Judge lets suburban doc continue lawsuit vs doctor with same name imprisoned over opioid 'pill mill'

Lawsuits
Drjayjoshiplaintiff

Dr. Jay Joshi (left) and Dr. Jay K. Joshi (right)

A Chicago federal judge has ruled a suburban doctor, who is suing another doctor for allegedly taking advantage of the coincidence of having the same name as the first doctor to abet criminal opioid distribution, has sufficient “niche” name recognition to proceed with his case.

The Aug. 1 decision was issued by Judge Sara Ellis, of U.S. District Court for the Northern District of Illinois. The ruling favored Dr. Jay Joshi in his action against Dr. Jay K. Joshi, which was filed in August 2018.

Jay Joshi, the plaintiff, said he focuses on pain management, running National Pain Centers in suburban Vernon Hills, Hoffman Estates and Elk Grove Village.

The other Dr. Joshi was from Burr Ridge, practicing in the Chicago area and Indiana through Prestige Clinics, until his medical license was revoked, according to records. He reported July 1 to federal prison to serve 15 months for illegally dispensing opioids. 

The plaintiff Joshi alleged the other Joshi is an “opportunistic physician cum business person,” who hijacked plaintiff’s good name to “deceive patients” and turn his practice into a “lucrative pill mill." The consequences have been “devastating” for him, especially because he has been at the forefront of the fight against reckless opioid prescriptions, plaintiff said.

The plaintiff alleged defendant engaged in unfair competition, unjust enrichment, trademark infringement and trademark dilution. Defendant moved to dismiss the suit.
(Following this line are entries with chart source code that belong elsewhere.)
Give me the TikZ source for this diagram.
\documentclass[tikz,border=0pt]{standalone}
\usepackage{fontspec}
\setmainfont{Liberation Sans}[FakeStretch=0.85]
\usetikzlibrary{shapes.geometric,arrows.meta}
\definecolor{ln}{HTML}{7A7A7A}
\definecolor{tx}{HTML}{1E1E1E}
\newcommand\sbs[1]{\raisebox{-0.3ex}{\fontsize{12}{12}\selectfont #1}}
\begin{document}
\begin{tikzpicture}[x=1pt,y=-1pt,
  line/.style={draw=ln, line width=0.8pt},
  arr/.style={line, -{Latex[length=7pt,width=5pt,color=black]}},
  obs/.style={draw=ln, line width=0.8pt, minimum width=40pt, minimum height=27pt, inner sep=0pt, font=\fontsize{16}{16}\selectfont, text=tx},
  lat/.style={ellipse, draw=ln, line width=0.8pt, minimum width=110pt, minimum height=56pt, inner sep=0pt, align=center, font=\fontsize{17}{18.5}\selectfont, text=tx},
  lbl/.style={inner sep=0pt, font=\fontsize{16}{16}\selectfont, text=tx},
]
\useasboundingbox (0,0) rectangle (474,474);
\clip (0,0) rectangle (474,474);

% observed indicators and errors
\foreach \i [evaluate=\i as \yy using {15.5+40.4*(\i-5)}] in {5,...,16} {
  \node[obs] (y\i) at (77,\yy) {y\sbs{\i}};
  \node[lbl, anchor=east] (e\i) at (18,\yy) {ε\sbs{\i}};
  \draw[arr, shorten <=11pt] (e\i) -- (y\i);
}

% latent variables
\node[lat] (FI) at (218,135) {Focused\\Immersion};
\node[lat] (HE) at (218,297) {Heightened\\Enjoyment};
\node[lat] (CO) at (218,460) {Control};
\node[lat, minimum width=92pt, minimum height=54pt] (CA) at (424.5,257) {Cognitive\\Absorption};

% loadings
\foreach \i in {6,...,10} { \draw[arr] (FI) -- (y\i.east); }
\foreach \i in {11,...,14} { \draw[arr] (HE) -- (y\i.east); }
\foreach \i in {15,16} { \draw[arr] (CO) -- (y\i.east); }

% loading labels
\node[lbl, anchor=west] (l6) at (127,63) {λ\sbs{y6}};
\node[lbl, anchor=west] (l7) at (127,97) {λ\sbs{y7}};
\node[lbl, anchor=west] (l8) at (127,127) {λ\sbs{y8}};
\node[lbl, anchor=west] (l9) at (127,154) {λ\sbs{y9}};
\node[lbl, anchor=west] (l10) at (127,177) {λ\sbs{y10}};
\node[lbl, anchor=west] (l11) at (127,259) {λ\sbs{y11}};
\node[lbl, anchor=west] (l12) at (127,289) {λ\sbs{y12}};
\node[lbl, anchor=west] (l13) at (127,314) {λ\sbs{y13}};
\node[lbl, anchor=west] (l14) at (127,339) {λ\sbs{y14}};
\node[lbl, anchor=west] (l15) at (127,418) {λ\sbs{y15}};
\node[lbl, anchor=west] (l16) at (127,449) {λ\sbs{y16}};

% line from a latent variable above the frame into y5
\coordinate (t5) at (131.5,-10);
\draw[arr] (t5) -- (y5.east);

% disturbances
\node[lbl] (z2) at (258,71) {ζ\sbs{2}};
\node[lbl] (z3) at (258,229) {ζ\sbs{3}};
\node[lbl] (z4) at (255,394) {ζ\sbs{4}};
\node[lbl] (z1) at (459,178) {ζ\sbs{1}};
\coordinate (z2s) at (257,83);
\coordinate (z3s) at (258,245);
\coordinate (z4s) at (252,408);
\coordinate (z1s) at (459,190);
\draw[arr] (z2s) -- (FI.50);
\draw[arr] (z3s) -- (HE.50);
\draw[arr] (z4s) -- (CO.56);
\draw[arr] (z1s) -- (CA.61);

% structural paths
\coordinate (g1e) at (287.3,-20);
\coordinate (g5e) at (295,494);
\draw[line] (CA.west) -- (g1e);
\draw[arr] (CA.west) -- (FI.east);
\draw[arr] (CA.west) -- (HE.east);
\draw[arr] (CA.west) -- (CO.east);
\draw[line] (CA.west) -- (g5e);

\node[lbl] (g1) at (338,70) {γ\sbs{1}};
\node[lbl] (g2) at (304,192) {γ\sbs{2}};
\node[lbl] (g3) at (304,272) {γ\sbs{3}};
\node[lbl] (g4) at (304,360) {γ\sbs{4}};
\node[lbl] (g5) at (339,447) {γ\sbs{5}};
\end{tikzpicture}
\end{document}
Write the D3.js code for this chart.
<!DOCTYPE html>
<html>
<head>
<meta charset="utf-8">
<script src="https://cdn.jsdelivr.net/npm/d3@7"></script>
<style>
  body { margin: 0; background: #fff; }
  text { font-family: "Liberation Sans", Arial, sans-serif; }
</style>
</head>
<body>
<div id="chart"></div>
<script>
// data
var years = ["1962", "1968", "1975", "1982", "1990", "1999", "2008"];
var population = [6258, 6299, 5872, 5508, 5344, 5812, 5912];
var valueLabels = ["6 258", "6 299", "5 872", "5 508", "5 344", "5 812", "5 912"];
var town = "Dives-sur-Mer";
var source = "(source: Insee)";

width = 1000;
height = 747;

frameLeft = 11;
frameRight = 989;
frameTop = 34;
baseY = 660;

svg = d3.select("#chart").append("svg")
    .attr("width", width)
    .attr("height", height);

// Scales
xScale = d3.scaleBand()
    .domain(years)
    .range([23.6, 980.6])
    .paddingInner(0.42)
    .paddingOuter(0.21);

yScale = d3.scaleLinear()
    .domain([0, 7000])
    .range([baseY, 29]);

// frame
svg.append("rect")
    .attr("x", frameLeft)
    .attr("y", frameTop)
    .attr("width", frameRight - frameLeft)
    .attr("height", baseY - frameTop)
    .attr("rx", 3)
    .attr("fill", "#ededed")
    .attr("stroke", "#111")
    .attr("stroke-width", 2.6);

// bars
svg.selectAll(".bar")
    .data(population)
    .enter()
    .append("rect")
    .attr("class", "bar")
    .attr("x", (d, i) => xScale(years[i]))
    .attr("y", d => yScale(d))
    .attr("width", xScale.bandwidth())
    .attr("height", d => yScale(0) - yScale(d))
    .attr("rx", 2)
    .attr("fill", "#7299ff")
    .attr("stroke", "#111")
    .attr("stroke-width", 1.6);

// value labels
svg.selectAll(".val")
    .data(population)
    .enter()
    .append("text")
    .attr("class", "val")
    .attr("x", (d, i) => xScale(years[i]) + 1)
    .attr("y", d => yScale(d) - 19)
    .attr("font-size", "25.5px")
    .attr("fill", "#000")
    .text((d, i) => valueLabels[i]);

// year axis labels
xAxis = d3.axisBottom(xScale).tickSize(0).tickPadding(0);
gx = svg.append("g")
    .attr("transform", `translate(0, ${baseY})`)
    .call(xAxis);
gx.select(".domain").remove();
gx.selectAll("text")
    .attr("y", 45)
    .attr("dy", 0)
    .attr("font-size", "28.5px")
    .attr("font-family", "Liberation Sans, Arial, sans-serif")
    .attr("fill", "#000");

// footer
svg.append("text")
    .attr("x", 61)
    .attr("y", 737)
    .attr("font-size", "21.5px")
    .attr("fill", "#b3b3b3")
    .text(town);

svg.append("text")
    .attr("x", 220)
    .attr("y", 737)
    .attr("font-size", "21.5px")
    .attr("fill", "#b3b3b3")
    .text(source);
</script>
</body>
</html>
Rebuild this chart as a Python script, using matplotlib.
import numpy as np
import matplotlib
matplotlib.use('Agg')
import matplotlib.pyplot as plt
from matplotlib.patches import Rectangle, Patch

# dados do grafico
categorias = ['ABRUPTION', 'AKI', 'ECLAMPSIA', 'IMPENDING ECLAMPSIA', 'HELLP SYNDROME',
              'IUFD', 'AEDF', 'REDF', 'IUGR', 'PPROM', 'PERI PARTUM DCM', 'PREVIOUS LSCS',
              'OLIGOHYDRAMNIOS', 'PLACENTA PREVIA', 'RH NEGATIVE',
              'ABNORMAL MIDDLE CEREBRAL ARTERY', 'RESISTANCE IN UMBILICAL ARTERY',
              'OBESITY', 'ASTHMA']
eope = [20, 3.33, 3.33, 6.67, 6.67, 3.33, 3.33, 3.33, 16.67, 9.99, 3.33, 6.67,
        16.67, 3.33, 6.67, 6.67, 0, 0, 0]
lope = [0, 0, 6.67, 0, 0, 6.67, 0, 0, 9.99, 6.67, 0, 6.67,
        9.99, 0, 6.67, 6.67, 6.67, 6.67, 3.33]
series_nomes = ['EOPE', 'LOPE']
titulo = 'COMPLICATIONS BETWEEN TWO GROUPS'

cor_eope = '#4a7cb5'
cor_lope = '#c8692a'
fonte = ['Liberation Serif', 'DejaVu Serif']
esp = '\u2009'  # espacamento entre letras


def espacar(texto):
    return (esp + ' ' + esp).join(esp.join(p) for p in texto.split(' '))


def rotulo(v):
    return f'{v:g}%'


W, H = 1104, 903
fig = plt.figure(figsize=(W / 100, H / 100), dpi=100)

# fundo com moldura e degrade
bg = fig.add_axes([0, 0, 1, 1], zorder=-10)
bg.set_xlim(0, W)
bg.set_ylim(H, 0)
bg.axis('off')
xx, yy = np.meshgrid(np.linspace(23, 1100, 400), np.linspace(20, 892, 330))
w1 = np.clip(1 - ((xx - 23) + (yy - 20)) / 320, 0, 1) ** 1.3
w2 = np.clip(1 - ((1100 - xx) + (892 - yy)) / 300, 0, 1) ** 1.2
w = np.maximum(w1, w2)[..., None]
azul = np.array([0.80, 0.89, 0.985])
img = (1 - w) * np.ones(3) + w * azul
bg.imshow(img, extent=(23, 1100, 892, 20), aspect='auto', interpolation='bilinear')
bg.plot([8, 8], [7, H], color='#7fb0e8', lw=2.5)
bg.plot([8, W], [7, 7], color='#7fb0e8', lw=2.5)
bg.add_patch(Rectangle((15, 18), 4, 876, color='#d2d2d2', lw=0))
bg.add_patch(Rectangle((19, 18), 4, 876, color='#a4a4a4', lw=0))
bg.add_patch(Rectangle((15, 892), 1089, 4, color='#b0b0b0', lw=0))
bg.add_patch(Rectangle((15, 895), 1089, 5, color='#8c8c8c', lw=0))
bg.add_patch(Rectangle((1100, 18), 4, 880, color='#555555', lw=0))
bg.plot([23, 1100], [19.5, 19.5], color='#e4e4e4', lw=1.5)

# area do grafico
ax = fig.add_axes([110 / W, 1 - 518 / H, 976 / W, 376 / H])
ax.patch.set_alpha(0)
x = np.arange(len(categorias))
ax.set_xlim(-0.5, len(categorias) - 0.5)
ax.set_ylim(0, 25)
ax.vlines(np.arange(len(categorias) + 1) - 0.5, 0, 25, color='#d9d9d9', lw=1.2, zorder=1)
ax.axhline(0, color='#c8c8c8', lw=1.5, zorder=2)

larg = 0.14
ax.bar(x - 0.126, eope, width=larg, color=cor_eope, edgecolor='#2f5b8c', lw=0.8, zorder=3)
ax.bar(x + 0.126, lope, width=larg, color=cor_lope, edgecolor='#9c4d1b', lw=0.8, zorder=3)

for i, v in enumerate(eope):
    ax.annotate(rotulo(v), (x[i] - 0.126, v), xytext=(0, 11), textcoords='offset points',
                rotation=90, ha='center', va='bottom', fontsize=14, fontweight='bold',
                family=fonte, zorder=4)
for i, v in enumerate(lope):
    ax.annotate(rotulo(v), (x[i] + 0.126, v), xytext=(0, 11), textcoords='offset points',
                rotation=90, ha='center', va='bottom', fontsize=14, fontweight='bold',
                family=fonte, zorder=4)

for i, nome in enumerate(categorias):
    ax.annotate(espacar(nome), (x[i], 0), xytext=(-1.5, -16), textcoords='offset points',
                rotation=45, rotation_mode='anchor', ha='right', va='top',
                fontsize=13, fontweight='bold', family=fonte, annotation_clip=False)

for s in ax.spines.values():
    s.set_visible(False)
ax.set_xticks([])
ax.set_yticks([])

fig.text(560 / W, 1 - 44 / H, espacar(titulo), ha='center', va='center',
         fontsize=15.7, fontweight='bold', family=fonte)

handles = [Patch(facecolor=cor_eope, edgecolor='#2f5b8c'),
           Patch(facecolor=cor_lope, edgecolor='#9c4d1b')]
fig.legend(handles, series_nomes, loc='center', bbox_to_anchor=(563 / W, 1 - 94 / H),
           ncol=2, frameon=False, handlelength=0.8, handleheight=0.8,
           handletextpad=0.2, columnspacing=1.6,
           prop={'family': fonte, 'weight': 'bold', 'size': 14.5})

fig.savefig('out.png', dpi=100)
The judge found enough substance to the competition, enrichment and infringement allegations for those counts to survive her review. Ellis said plaintiff plausibly argued his name has the status of a trademark, which is needed for the suit to go forth, and adequately alleged defendant sowed confusion around that trademark by misappropriating plaintiff’s credentials, which included giving interviews to journalists who wrongly believed he was the plaintiff.

“This confusion alone suggests that Plaintiff’s name acquired the qualities of a mark,” Ellis said.

However, Ellis tossed the trademark dilution count, applying the criteria of the Federal Trademark Dilution Act.

“It may well be true that Plaintiff has become ‘famous in the field of pain medicine.’ But Congress specifically amended the FTDA to eliminate ‘niche fame' and instead ‘uses the general consuming public’ as the benchmark. National or even international publicity is not enough,” Ellis said, quoting plaintiff's words and from a 2012 opinion by the U.S. Court of Appeals for the Federal Circuit.

As an example, Ellis pointed to a suit by the University of Texas concerning alleged misuse of its longhorn logo, in which a federal appellate court found the logo only had “niche fame,” despite millions of dollars in licensing royalties, retail sales of nearly $400 million and the logo’s display during nationally televised games.

A status hearing is set for Dec. 10.

Bortz Law Firm, of Chicago, is representing plaintiff.

Defendant is represented by the Chicago firm of Flachsbart & Greenspoon.